Calculation of Damages
The court reviewed the calculation of damages as claimed by the plaintiffs, which was based on the contingent price provision of the agreement. The provision specified that the contingent price was to be calculated as one-third of the net proceeds received by Merit Insurance from the proofs of claims. The court noted that "net proceeds" were to be calculated by deducting certain expenses incurred after a specified date. Merit and Stern contended that there was a factual dispute regarding the starting date for calculating these expenses, which they argued precluded summary judgment. However, the court determined that the agreement did not contain an ambiguity about the starting date and that expenses incurred from July 7, 1990, onward were to be deducted, which was clear from the contract language. The court thus found that the trial court had erred in including certain expenses incurred before the start date in its calculations, leading to a modified judgment that adjusted the principal amount accordingly.
Attorney Fees
The court addressed the issue of whether the plaintiffs were entitled to recover attorney fees incurred in bringing the lawsuit. Merit and Stern argued that the agreement did not provide for such fees outside the indemnification clause, which they claimed was inapplicable.
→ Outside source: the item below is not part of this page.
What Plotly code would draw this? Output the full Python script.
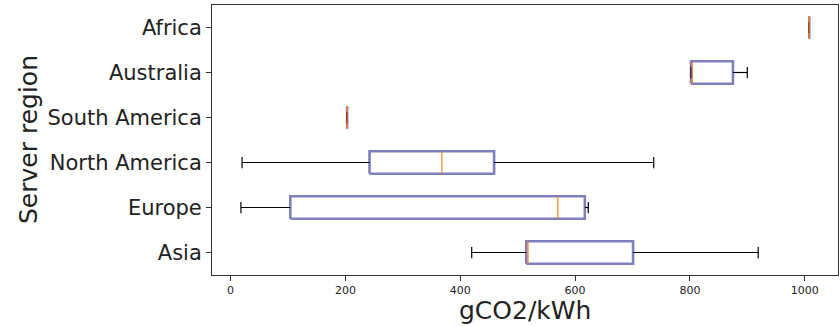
import plotly.graph_objects as go

regions = ["Asia", "Europe", "North America", "South America", "Australia", "Africa"]
whisker_low = [420, 18, 20, 203, 802, 1008]
q1 = [515, 104, 242, 203, 802, 1008]
median = [518, 570, 368, 203, 804, 1008]
q3 = [701, 617, 459, 203, 875, 1008]
whisker_high = [919, 623, 737, 203, 900, 1008]
x_ticks = [0, 200, 400, 600, 800, 1000]

pos = list(range(1, len(regions) + 1))
BOX_HALF = 0.25
CAP_HALF = 0.125

wx, wy, cx, cy, bx, by, mx, my = [], [], [], [], [], [], [], []
for p, lo, a, m, b, hi in zip(pos, whisker_low, q1, median, q3, whisker_high):
    wx += [lo, a, None, b, hi, None]
    wy += [p, p, None, p, p, None]
    cx += [lo, lo, None, hi, hi, None]
    cy += [p - CAP_HALF, p + CAP_HALF, None, p - CAP_HALF, p + CAP_HALF, None]
    bx += [a, b, b, a, a, None]
    by += [p - BOX_HALF, p - BOX_HALF, p + BOX_HALF, p + BOX_HALF, p - BOX_HALF, None]
    mx += [m, m, None]
    my += [p - BOX_HALF, p + BOX_HALF, None]

fig = go.Figure()
fig.add_trace(go.Scatter(x=wx, y=wy, mode="lines", line=dict(color="black", width=1.2),
                         hoverinfo="skip", showlegend=False))
fig.add_trace(go.Scatter(x=cx, y=cy, mode="lines", line=dict(color="black", width=1.2),
                         hoverinfo="skip", showlegend=False))
fig.add_trace(go.Scatter(x=bx, y=by, mode="lines", line=dict(color="rgba(0,0,128,0.5)", width=2.6),
                         showlegend=False))
fig.add_trace(go.Scatter(x=mx, y=my, mode="lines", line=dict(color="#ff7f0e", width=1.2),
                         hoverinfo="skip", showlegend=False))

font = "DejaVu Sans"
fig.update_layout(
    width=840, height=326,
    margin=dict(l=212, r=2, t=5, b=50.5, autoexpand=False),
    plot_bgcolor="white", paper_bgcolor="white",
    font=dict(family=font, color="black"),
    showlegend=False,
)
fig.update_xaxes(
    range=[-32.4, 1058], tickvals=x_ticks, ticktext=[str(v) for v in x_ticks],
    tickfont=dict(size=11, family=font, color="#222"),
    ticks="outside", ticklen=5, tickcolor="#333", tickwidth=1,
    showline=True, linecolor="#333", linewidth=1, mirror=True,
    showgrid=False, zeroline=False, automargin=False,
)
fig.update_yaxes(
    range=[0.5, 6.5], tickvals=pos, ticktext=regions,
    tickfont=dict(size=21, family=font, color="#222"),
    ticks="outside", ticklen=5, tickcolor="#333", tickwidth=1,
    showline=True, linecolor="#333", linewidth=1, mirror=True,
    showgrid=False, zeroline=False, automargin=False,
)
fig.add_annotation(text="Server region", xref="paper", yref="paper",
                   x=(28 - 212) / 626, y=0.5, xanchor="center", yanchor="middle",
                   textangle=-90, showarrow=False, font=dict(size=25, family=font, color="#222"))
fig.add_annotation(text="gCO2/kWh", xref="paper", yref="paper",
                   x=0.5, y=-(311 - 275.5) / 270.5, xanchor="center", yanchor="middle",
                   showarrow=False, font=dict(size=25, family=font, color="#222"))

fig.write_html("out.html", config={"displayModeBar": False},
               post_script="document.body.style.margin='0';document.body.style.overflow='hidden';")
The court had previously affirmed that the indemnity provision applied to actions between the parties, entitling the plaintiffs to recover reasonable legal fees and expenses. The court also rejected the defendants' argument that the calculation of attorney fees was inappropriate for summary judgment, stating that reasonable fees could be determined from the evidence presented, including affidavits and time records from the attorneys involved. The trial court’s award of attorney fees was deemed appropriate, as it was based on a thorough examination of the evidence, and the court found no abuse of discretion in the award. As a result, the court upheld the award of attorney fees to the plaintiffs as part of the final judgment.